- Church: Catholic Church
- Installed: 4 July 2024
- Predecessor: Paulus Budi Kleden

Orders
- Ordination: 30 April 2005 by Silvestre Luís Scandian

Personal details
- Born: June 6, 1974 (age 52) Rio de Janeiro, Brazil
- Denomination: Roman Catholic

= Anselmo Ricardo Ribeiro =

Brazilian Catholic priest and missionary

Anselmo Ricardo Ribeiro, S.V.D. (born 6 June 1974), is a Brazilian Catholic priest and missionary of the Society of the Divine Word. Since July 2024, he has served as Superior General of the congregation, becoming the first Brazilian and the first Latin American elected to the position.

== Early life and education ==

Anselmo Ricardo Ribeiro was born on 6 June 1974 in Rio de Janeiro, Brazil, at Pedro II Hospital in the neighborhood of Santa Cruz. He is the youngest of six children of Hilda de Freitas Ribeiro and Domingo Ribeiro Filho.

He attended the Technical School of the Federal Rural University of Rio de Janeiro (CTUR), in Seropédica. During his youth, he participated in activities at Saint Benedict Parish and in Catholic youth movements, including the Catholic Charismatic Renewal.
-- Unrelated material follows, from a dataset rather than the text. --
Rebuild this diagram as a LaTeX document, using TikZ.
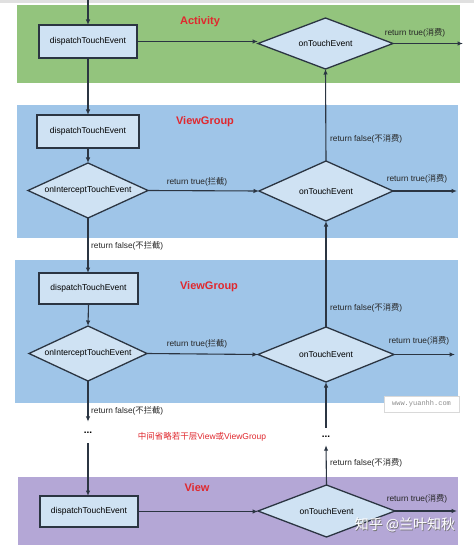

In 1994, he entered the seminary of the Society of the Divine Word, completing preparatory studies in Juiz de Fora. From 1995 to 1997, he studied philosophy at the Saint Thomas Aquinas Institute (ISTA) in Belo Horizonte.

In 1998, he completed his novitiate in Juquiá, in the Diocese of Registro, and professed his first religious vows on 10 January 1999.

He later studied theology in São Paulo and carried out missionary work in Salto de Agua, Chiapas, Mexico, between 2001 and 2002. He also studied journalism at the Higher Education Center of Juiz de Fora (CES/JF).

== Priesthood ==

Ribeiro professed his perpetual vows in March 2004 at the Basilica of the National Shrine of Our Lady of Aparecida. He was ordained deacon in April 2004.

He was ordained a priest on 30 April 2005 in Santa Cruz, Rio de Janeiro, by Bishop Silvestre Luís Scandian, emeritus bishop of Vitória.

After ordination, he served as parochial vicar in Barra Mansa between 2005 and 2006. In 2007, he became parish priest in Três Rios, in the Diocese of Valença.

From 2008 to 2011, he served as rector of the Society of the Divine Word residence in Juiz de Fora.

== Leadership in the Society of the Divine Word ==

In September 2010, Ribeiro was elected Provincial Superior of the Brazil North Province of the Society of the Divine Word, headquartered in Belo Horizonte. He was reelected in 2014 for a second term.

Between 2014 and 2017, he served on the PANAM Regional Executive Committee of the congregation in the Americas.

In 2018, he was elected General Councilor of the Society of the Divine Word and moved to Rome.

On 4 July 2024, during the 19th General Chapter of the congregation, Ribeiro was elected Superior General for a six-year term. He became the first Latin American and the first Brazilian to lead the Society of the Divine Word.

== Activities ==

As General Councilor and Superior General, Ribeiro visited missionary communities in dozens of countries across Europe, the Americas, Asia, and Africa.

His international visits included Germany, Poland, Vatican City, Mexico, Cuba, the United States, the Philippines, Indonesia, Timor-Leste, Angola, Madagascar, and Chad.

In 2025, he presided over celebrations marking the 150th anniversary of the foundation of the Society of the Divine Word.